» **DATA SHOWN**:
____________

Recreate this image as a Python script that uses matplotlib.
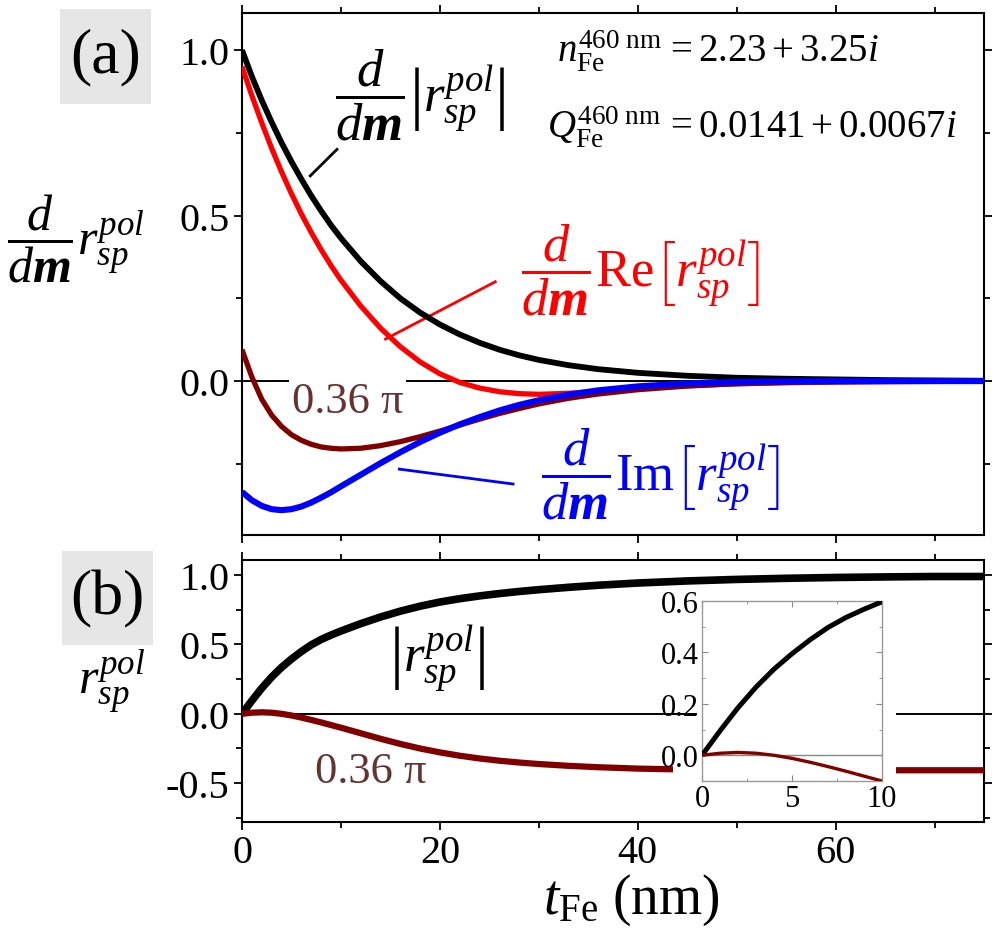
import numpy as np
import matplotlib
matplotlib.use('Agg')
import matplotlib.pyplot as plt
from matplotlib.patches import Rectangle
from matplotlib.ticker import MultipleLocator, FormatStrFormatter

plt.rcParams['font.family'] = ['Liberation Serif', 'DejaVu Serif']
plt.rcParams['mathtext.fontset'] = 'custom'
plt.rcParams['mathtext.rm'] = 'Liberation Serif'
plt.rcParams['mathtext.it'] = 'Liberation Serif:italic'
plt.rcParams['mathtext.bf'] = 'Liberation Serif:bold:italic'
plt.rcParams['axes.unicode_minus'] = False

# thickness t_Fe (nm)
t = [0, 1, 2, 3, 4, 5, 6, 7, 8, 9, 10, 12, 14, 16, 18, 20, 22, 24, 26, 28, 30,
     33, 36, 40, 45, 50, 55, 60, 65, 70, 75]

# panel (a): derivatives d/dm of r_sp^pol
d_abs = [1.0, 0.92, 0.848, 0.782, 0.72, 0.663, 0.61, 0.56, 0.514, 0.471, 0.432, 0.362,
         0.302, 0.25, 0.207, 0.171, 0.141, 0.116, 0.095, 0.078, 0.064, 0.048, 0.036,
         0.025, 0.016, 0.01, 0.007, 0.005, 0.003, 0.002, 0.001]
d_re = [0.95, 0.862, 0.78, 0.703, 0.632, 0.566, 0.505, 0.449, 0.397, 0.349, 0.305, 0.227,
        0.16, 0.104, 0.058, 0.022, -0.004, -0.021, -0.032, -0.038, -0.04, -0.037, -0.031,
        -0.022, -0.014, -0.008, -0.005, -0.003, -0.002, -0.001, 0.0]
d_im = [-0.335, -0.36, -0.377, -0.387, -0.39, -0.387, -0.379, -0.367, -0.352, -0.336,
        -0.318, -0.283, -0.248, -0.215, -0.184, -0.156, -0.131, -0.109, -0.089, -0.072,
        -0.058, -0.041, -0.028, -0.016, -0.007, -0.003, -0.001, 0.0, 0.0, 0.0, 0.0]
d_036 = [0.095, 0.012, -0.055, -0.103, -0.137, -0.162, -0.179, -0.191, -0.199, -0.203,
         -0.205, -0.203, -0.195, -0.183, -0.168, -0.151, -0.133, -0.115, -0.098, -0.083,
         -0.069, -0.052, -0.039, -0.026, -0.015, -0.008, -0.004, -0.002, -0.001, 0.0, 0.0]

# panel (b): r_sp^pol
r_abs = [0.0, 0.095, 0.185, 0.265, 0.335, 0.395, 0.449, 0.497, 0.536, 0.568, 0.597, 0.65,
         0.698, 0.74, 0.776, 0.806, 0.83, 0.85, 0.867, 0.882, 0.895, 0.912, 0.927,
         0.943, 0.958, 0.969, 0.977, 0.983, 0.987, 0.99, 0.99]
r_036 = [0.0, 0.008, 0.011, 0.008, 0.0, -0.012, -0.027, -0.044, -0.062, -0.081, -0.1,
         -0.14, -0.18, -0.217, -0.25, -0.278, -0.302, -0.322, -0.338, -0.351, -0.362,
         -0.375, -0.385, -0.395, -0.402, -0.405, -0.407, -0.407, -0.407, -0.407, -0.407]

W, H = 997, 937
fig = plt.figure(figsize=(W / 100, H / 100), dpi=100)


def box(x0, y0, x1, y1):
    # pixel box -> figure fraction [left, bottom, width, height]
    return [x0 / W, 1 - y1 / H, (x1 - x0) / W, (y1 - y0) / H]


def pt(x, y):
    return x / W, 1 - y / H


ax1 = fig.add_axes(box(242, 14, 984, 536))
ax2 = fig.add_axes(box(242, 561, 984, 823))

brown = '#800000'
txt_brown = '#663333'
line_kw = dict(solid_joinstyle='round', solid_capstyle='butt', zorder=3)

for ax in (ax1, ax2):
    ax.set_xlim(0, 75)
    ax.xaxis.set_major_locator(MultipleLocator(20))
    ax.xaxis.set_minor_locator(MultipleLocator(10))
    ax.yaxis.set_major_locator(MultipleLocator(0.5))
    ax.yaxis.set_minor_locator(MultipleLocator(0.25))
    ax.yaxis.set_major_formatter(FormatStrFormatter('%.1f'))
    ax.tick_params(which='both', direction='out', top=True, right=True, width=1.3,
                   labelsize=29, pad=3)
    ax.tick_params(which='major', length=6)
    ax.tick_params(which='minor', length=4)
    for s in ax.spines.values():
        s.set_linewidth(1.5)
    ax.axhline(0, color='k', lw=1.4, zorder=1)

# ---- panel (a)
ax1.set_ylim(-0.465, 1.112)
ax1.tick_params(labelbottom=False)
ax1.plot(t, d_abs, color='k', lw=4.2, **line_kw)
ax1.plot(t, d_re, color='#ff0000', lw=3.8, **line_kw)
ax1.plot(t, d_036, color=brown, lw=3.8, **line_kw)
ax1.plot(t, d_im, color='#0000ff', lw=4.4, **line_kw)

ax1.plot([6.9, 9.6], [0.62, 0.70], color='k', lw=2)
ax1.plot([14.5, 25.6], [0.127, 0.30], color='#ff0000', lw=2)
ax1.plot([15.9, 27.4], [-0.266, -0.311], color='#0000ff', lw=2)

ax1.text(18, 0.867, r'$\dfrac{d}{d\mathbf{m}}\left|r_{sp}^{pol}\right|$', fontsize=38,
         ha='center', va='center')
ax1.text(40.3, 0.338, r'$\dfrac{d}{d\mathbf{m}}\mathrm{Re}\left[r_{sp}^{pol}\right]$',
         fontsize=38, ha='center', va='center', color='#ff0000')
ax1.text(42.3, -0.278, r'$\dfrac{d}{d\mathbf{m}}\mathrm{Im}\left[r_{sp}^{pol}\right]$',
         fontsize=38, ha='center', va='center', color='#0000ff')
ax1.text(10.7, -0.06, '0.36 π', fontsize=32, ha='center', va='center', color=txt_brown,
         zorder=2, bbox=dict(facecolor='white', edgecolor='none', pad=2))

ax1.text(42.4, 1.0, r'$n_{\mathrm{Fe}}^{460\ \mathrm{nm}}$', fontsize=28, ha='right', va='center')
ax1.text(42.8, 1.0, r'$= 2.23 + 3.25i$', fontsize=28, ha='left', va='center')
ax1.text(42.4, 0.77, r'$Q_{\mathrm{Fe}}^{460\ \mathrm{nm}}$', fontsize=28, ha='right', va='center')
ax1.text(42.8, 0.77, r'$= 0.0141 + 0.0067i$', fontsize=28, ha='left', va='center')

# ---- panel (b)
ax2.set_ylim(-0.78, 1.109)
ax2.plot(t, r_abs, color='k', lw=5.5, **line_kw)
ax2.plot(t, r_036, color=brown, lw=4.5, **line_kw)
ax2.text(19.7, 0.40, r'$\left|r_{sp}^{pol}\right|$', fontsize=38, ha='center', va='center')
ax2.text(13, -0.41, '0.36 π', fontsize=32, ha='center', va='center', color=txt_brown)

# white patch behind the inset
fig.patches.append(Rectangle(pt(697, 800), 199 / W, 205 / H, transform=fig.transFigure,
                             facecolor='white', edgecolor='none', zorder=2))
fig.patches.append(Rectangle(pt(673, 800), 30 / W, 55 / H, transform=fig.transFigure,
                             facecolor='white', edgecolor='none', zorder=2))

# inset
axi = fig.add_axes(box(702, 602, 882, 782))
axi.set_zorder(3)
n_in = 11
axi.plot(t[:n_in], r_abs[:n_in], color='k', lw=3.6, **line_kw)
axi.plot(t[:n_in], r_036[:n_in], color=brown, lw=2.4, **line_kw)
axi.axhline(0, color='#888888', lw=1, zorder=1)
axi.set_xlim(0, 10)
axi.set_ylim(-0.1, 0.6)
axi.xaxis.set_major_locator(MultipleLocator(5))
axi.xaxis.set_minor_locator(MultipleLocator(2.5))
axi.yaxis.set_major_locator(MultipleLocator(0.2))
axi.yaxis.set_minor_locator(MultipleLocator(0.1))
axi.yaxis.set_major_formatter(FormatStrFormatter('%.1f'))
axi.tick_params(which='both', direction='in', top=True, right=True, color='#888888',
                labelsize=22, pad=2)
axi.tick_params(which='major', length=4)
axi.tick_params(which='minor', length=2)
for s in axi.spines.values():
    s.set_color('#999999')
    s.set_linewidth(1)

# panel labels
for (x0, y0, x1, y1), lab in [((60, 10, 151, 105), '(a)'), ((62, 552, 153, 646), '(b)')]:
    fig.patches.append(Rectangle(pt(x0, y1), (x1 - x0) / W, (y1 - y0) / H,
                                 transform=fig.transFigure, facecolor='#e6e6e6',
                                 edgecolor='none'))
    cx, cy = pt((x0 + x1) / 2, (y0 + y1) / 2)
    fig.text(cx, cy, lab, fontsize=46, ha='center', va='center')

# axis labels
fig.text(*pt(76, 239), r'$\dfrac{d}{d\mathbf{m}}r_{sp}^{pol}$', fontsize=36, ha='center', va='center')
fig.text(*pt(112, 682), r'$r_{sp}^{pol}$', fontsize=36, ha='center', va='center')
fig.text(*pt(631, 900), r'$t_{\mathrm{Fe}}$ (nm)', fontsize=40, ha='center', va='center')

fig.savefig('out.png', dpi=100)
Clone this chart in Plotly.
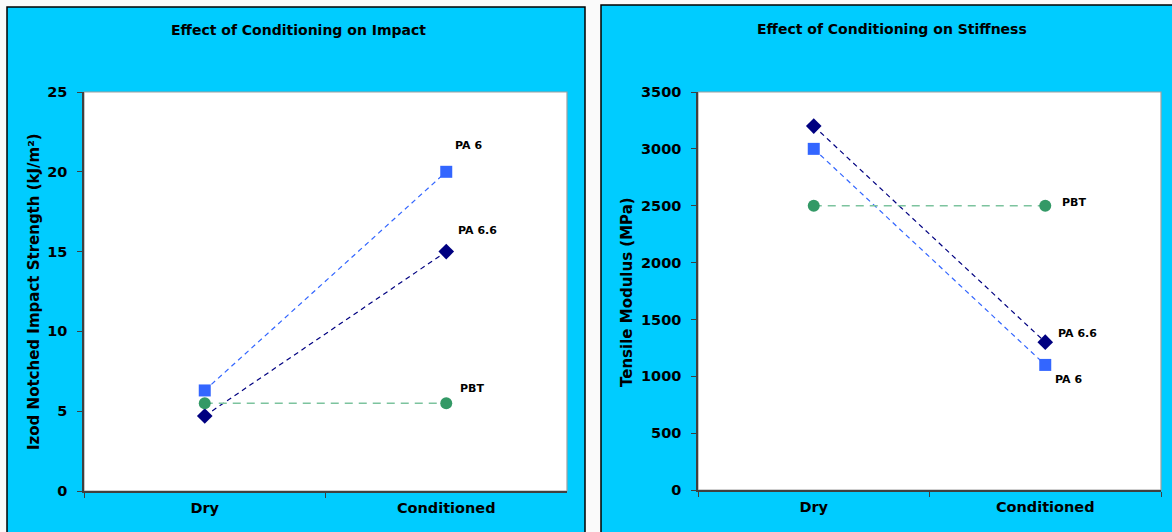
import plotly.graph_objects as go

W, H = 1172, 532
OX, OY = 0, 0

categories = ["Dry", "Conditioned"]
series_names = ["PA 6", "PA 6.6", "PBT"]

impact_pa6 = [6.3, 20.0]
impact_pa66 = [4.7, 15.0]
impact_pbt = [5.5, 5.5]

stiff_pa6 = [3000, 1100]
stiff_pa66 = [3200, 1300]
stiff_pbt = [2500, 2500]

impact_ticks = [0, 5, 10, 15, 20, 25]
stiff_ticks = [0, 500, 1000, 1500, 2000, 2500, 3000, 3500]

FONT = "DejaVu Sans"
CYAN = "#00CCFF"
C_PA6 = "#3366FF"
C_PA66 = "#000080"
C_PBT = "#339966"
C_PBT_LINE = "#7CC39E"


def px(x):
    return (x - OX) / W


def py(y):
    return 1 - (y - OY) / H


fig = go.Figure()

styles = {
    "PA 6": dict(color=C_PA6, line=C_PA6, symbol="square", size=12, dash="5px,4px", w=1.2),
    "PA 6.6": dict(color=C_PA66, line=C_PA66, symbol="diamond", size=12, dash="5px,4px", w=1.2),
    "PBT": dict(color=C_PBT, line=C_PBT_LINE, symbol="circle", size=12, dash="8px,6px", w=1.6),
}

left = {"PA 6": impact_pa6, "PA 6.6": impact_pa66, "PBT": impact_pbt}
right = {"PA 6": stiff_pa6, "PA 6.6": stiff_pa66, "PBT": stiff_pbt}

for name in series_names:
    s = styles[name]
    fig.add_trace(go.Scatter(
        x=categories, y=left[name], mode="lines+markers", name=name,
        line=dict(color=s["line"], width=s["w"], dash=s["dash"]),
        marker=dict(color=s["color"], symbol=s["symbol"], size=s["size"]),
        xaxis="x", yaxis="y", showlegend=False, cliponaxis=False))
for name in series_names:
    s = styles[name]
    fig.add_trace(go.Scatter(
        x=categories, y=right[name], mode="lines+markers", name=name,
        line=dict(color=s["line"], width=s["w"], dash=s["dash"]),
        marker=dict(color=s["color"], symbol=s["symbol"], size=s["size"]),
        xaxis="x2", yaxis="y2", showlegend=False, cliponaxis=False))

tickfont = dict(family=FONT, size=14.5, color="black", weight="bold")

xcommon = dict(type="category", categoryorder="array", categoryarray=categories,
               range=[-0.5, 1.5], tickson="boundaries", ticks="outside", ticklen=5,
               tickcolor="#404040", showline=True, linecolor="#404040", linewidth=1.5,
               mirror=False, showgrid=False, zeroline=False, tickfont=tickfont,
               fixedrange=True, automargin=False, ticklabelstandoff=3)
ycommon = dict(ticks="outside", ticklen=5, tickcolor="#404040", showline=True,
               linecolor="#404040", linewidth=1.5, showgrid=False, zeroline=False,
               tickfont=tickfont, fixedrange=True, automargin=False, ticklabelstandoff=7)

fig.update_layout(
    template="none",
    width=W, height=H,
    autosize=False,
    margin=dict(l=0, r=0, t=0, b=0, pad=0, autoexpand=False),
    paper_bgcolor="#FAFAFA",
    plot_bgcolor="white",
    xaxis=dict(domain=[px(84), px(567)], anchor="y", **xcommon),
    yaxis=dict(domain=[py(491), py(92)], anchor="x", range=[0, 25],
               tickvals=impact_ticks, **ycommon),
    xaxis2=dict(domain=[px(698), px(1161)], anchor="y2", **xcommon),
    yaxis2=dict(domain=[py(490), py(92)], anchor="x2", range=[0, 3500],
                tickvals=stiff_ticks, **ycommon),
)

shapes = [
    dict(type="rect", xref="paper", yref="paper", x0=px(7), x1=px(585), y0=py(545), y1=py(7),
         fillcolor=CYAN, line=dict(color="black", width=1.5), layer="below"),
    dict(type="rect", xref="paper", yref="paper", x0=px(601), x1=px(1185), y0=py(545), y1=py(5),
         fillcolor=CYAN, line=dict(color="black", width=1.5), layer="below"),
    # white plot areas with grey frame
    dict(type="rect", xref="x domain", yref="y domain", x0=0, x1=1, y0=0, y1=1,
         fillcolor="white", line=dict(color="#A0A0A0", width=1.2), layer="below"),
    dict(type="rect", xref="x2 domain", yref="y2 domain", x0=0, x1=1, y0=0, y1=1,
         fillcolor="white", line=dict(color="#A0A0A0", width=1.2), layer="below"),
]
fig.update_layout(shapes=shapes)

ann = []
tfont = dict(family=FONT, size=14, color="black", weight="bold")
ann.append(dict(text="Effect of Conditioning on Impact", xref="paper", yref="paper",
                x=px(298), y=py(30), xanchor="center", yanchor="middle",
                showarrow=False, font=tfont))
ann.append(dict(text="Effect of Conditioning on Stiffness", xref="paper", yref="paper",
                x=px(892), y=py(29), xanchor="center", yanchor="middle",
                showarrow=False, font=tfont))
afont = dict(family=FONT, size=15, color="black", weight="bold")
ann.append(dict(text="Izod Notched Impact Strength (kJ/m²)", xref="paper", yref="paper",
                x=px(34), y=py(292), textangle=-90, xanchor="center", yanchor="middle",
                showarrow=False, font=afont))
ann.append(dict(text="Tensile Modulus (MPa)", xref="paper", yref="paper",
                x=px(627), y=py(292), textangle=-90, xanchor="center", yanchor="middle",
                showarrow=False, font=afont))

lfont = dict(family=FONT, size=11, color="black", weight="bold")
label_pos_left = {"PA 6": (22, 26), "PA 6.6": (31, 21), "PBT": (26, 15)}
for name in series_names:
    dx, dy = label_pos_left[name]
    ann.append(dict(text=name, xref="x", yref="y", x=categories[1], y=left[name][1],
                    xshift=dx, yshift=dy, xanchor="center", yanchor="middle",
                    showarrow=False, font=lfont))
label_pos_right = {"PA 6": (23, -15), "PA 6.6": (32, 9), "PBT": (29, 3)}
for name in series_names:
    dx, dy = label_pos_right[name]
    ann.append(dict(text=name, xref="x2", yref="y2", x=categories[1], y=right[name][1],
                    xshift=dx, yshift=dy, xanchor="center", yanchor="middle",
                    showarrow=False, font=lfont))
fig.update_layout(annotations=ann)

fig.write_html("out.html",
               config={"displayModeBar": False},
               post_script="document.body.style.margin='0';document.body.style.overflow='hidden';")
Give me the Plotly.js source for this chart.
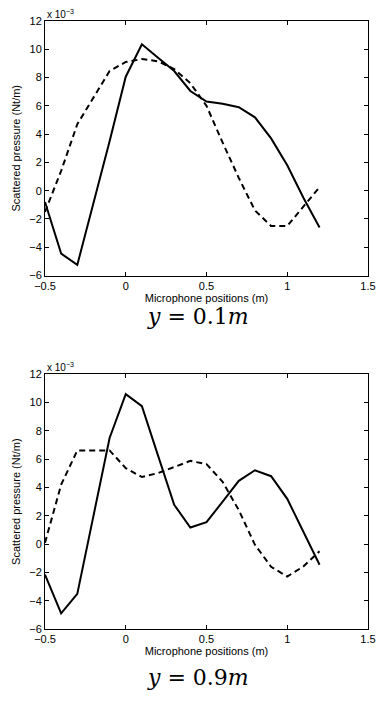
<!DOCTYPE html>
<html>
<head>
<meta charset="utf-8">
<script src="https://cdn.plot.ly/plotly-3.0.1.min.js"></script>
<style>
html,body{margin:0;padding:0;background:#fff;}
#chart{width:378px;height:704px;}
</style>
</head>
<body>
<div id="chart"></div>
<script>
// Microphone positions (m)
const positions = [-0.5,-0.4,-0.3,-0.2,-0.1,0,0.1,0.2,0.3,0.4,0.5,0.6,0.7,0.8,0.9,1.0,1.1,1.2];
// Scattered pressure, units of 1e-3 Nt/m
const top_solid  = [-0.8,-4.45,-5.25,-0.9,3.5,8.06,10.35,9.4,8.46,7.05,6.3,6.15,5.9,5.19,3.7,1.8,-0.5,-2.6];
const top_dashed = [-1.5,1.4,4.7,6.6,8.46,9.1,9.31,9.15,8.6,7.6,6.0,3.4,0.9,-1.4,-2.5,-2.5,-1.15,0.25];
const bot_solid  = [-2.15,-4.9,-3.52,2.0,7.5,10.6,9.75,6.25,2.78,1.17,1.55,3.0,4.47,5.22,4.8,3.2,0.9,-1.46];
const bot_dashed = [0.1,4.2,6.62,6.62,6.62,5.37,4.74,5.02,5.44,5.88,5.65,4.4,2.4,-0.05,-1.6,-2.29,-1.58,-0.5];
const captions = ["<i>y</i> = 0.1<i>m</i>", "<i>y</i> = 0.9<i>m</i>"];
const xTitle = "Microphone positions (m)";
const yTitle = "Scattered pressure (Nt/m)";
const scaleLabel = "x 10<sup>\u22123</sup>";

const solidLine = {color:'#000', width:2};
const dashLine = {color:'#000', width:2, dash:'6px,4px'};

const traces = [
  {x:positions, y:top_solid, xaxis:'x', yaxis:'y', mode:'lines', line:solidLine},
  {x:positions, y:top_dashed, xaxis:'x', yaxis:'y', mode:'lines', line:dashLine},
  {x:positions, y:bot_solid, xaxis:'x2', yaxis:'y2', mode:'lines', line:solidLine},
  {x:positions, y:bot_dashed, xaxis:'x2', yaxis:'y2', mode:'lines', line:dashLine}
];

const font = {family:'Liberation Sans, Arial, sans-serif', size:11, color:'#000'};
const smallFont = {family:'Liberation Sans, Arial, sans-serif', size:10, color:'#000'};
function xax(anchor){
  return {anchor:anchor, domain:[0,1], range:[-0.5,1.5], dtick:0.5, tick0:-0.5,
    ticks:'inside', ticklen:4, tickcolor:'#000', mirror:'ticks', showline:true, linecolor:'#000', linewidth:1,
    showgrid:false, zeroline:false, tickfont:font,
    title:{text:xTitle, font:font, standoff:1}};
}
function yax(anchor, dom){
  return {anchor:anchor, domain:dom, range:[-6,12], dtick:2, tick0:-6,
    ticks:'inside', ticklen:4, tickcolor:'#000', mirror:'ticks', showline:true, linecolor:'#000', linewidth:1,
    showgrid:false, zeroline:false, tickfont:font,
    title:{text:yTitle, font:font, standoff:6}};
}

const topDom = [0.5814, 1];
const botDom = [0, 0.4189];
const capFont = {family:'DejaVu Serif, Liberation Serif, serif', size:22, color:'#000'};
const layout = {
  width:378, height:704,
  margin:{l:45, r:10, t:21, b:75},
  paper_bgcolor:'#fff', plot_bgcolor:'#fff',
  showlegend:false,
  font:font,
  xaxis:xax('y'), yaxis:yax('x', topDom),
  xaxis2:xax('y2'), yaxis2:yax('x2', botDom),
  annotations:[
    {xref:'paper', yref:'paper', x:0, y:topDom[1], xanchor:'left', yanchor:'bottom', text:scaleLabel, showarrow:false, font:smallFont, yshift:-1},
    {xref:'paper', yref:'paper', x:0, y:botDom[1], xanchor:'left', yanchor:'bottom', text:scaleLabel, showarrow:false, font:smallFont, yshift:-1},
    {xref:'paper', yref:'paper', x:0.475, y:(629-316)/608, xanchor:'center', yanchor:'middle', text:captions[0], showarrow:false, font:capFont},
    {xref:'paper', yref:'paper', x:0.475, y:(629-677)/608, xanchor:'center', yanchor:'middle', text:captions[1], showarrow:false, font:capFont}
  ]
};

Plotly.newPlot('chart', traces, layout, {displayModeBar:false, staticPlot:true});
</script>
</body>
</html>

____________

» **TASK STATEMENT**: Quote only what lies between the first line of the records and the line containing "33, 36, 40, 45, 50, 55, 60, 65, 70, 75]", please, including both lines and excluding images.

» **TASK RESPONSE**:
Recreate this image as a Python script that uses matplotlib.
import numpy as np
import matplotlib
matplotlib.use('Agg')
import matplotlib.pyplot as plt
from matplotlib.patches import Rectangle
from matplotlib.ticker import MultipleLocator, FormatStrFormatter

plt.rcParams['font.family'] = ['Liberation Serif', 'DejaVu Serif']
plt.rcParams['mathtext.fontset'] = 'custom'
plt.rcParams['mathtext.rm'] = 'Liberation Serif'
plt.rcParams['mathtext.it'] = 'Liberation Serif:italic'
plt.rcParams['mathtext.bf'] = 'Liberation Serif:bold:italic'
plt.rcParams['axes.unicode_minus'] = False

# thickness t_Fe (nm)
t = [0, 1, 2, 3, 4, 5, 6, 7, 8, 9, 10, 12, 14, 16, 18, 20, 22, 24, 26, 28, 30,
     33, 36, 40, 45, 50, 55, 60, 65, 70, 75]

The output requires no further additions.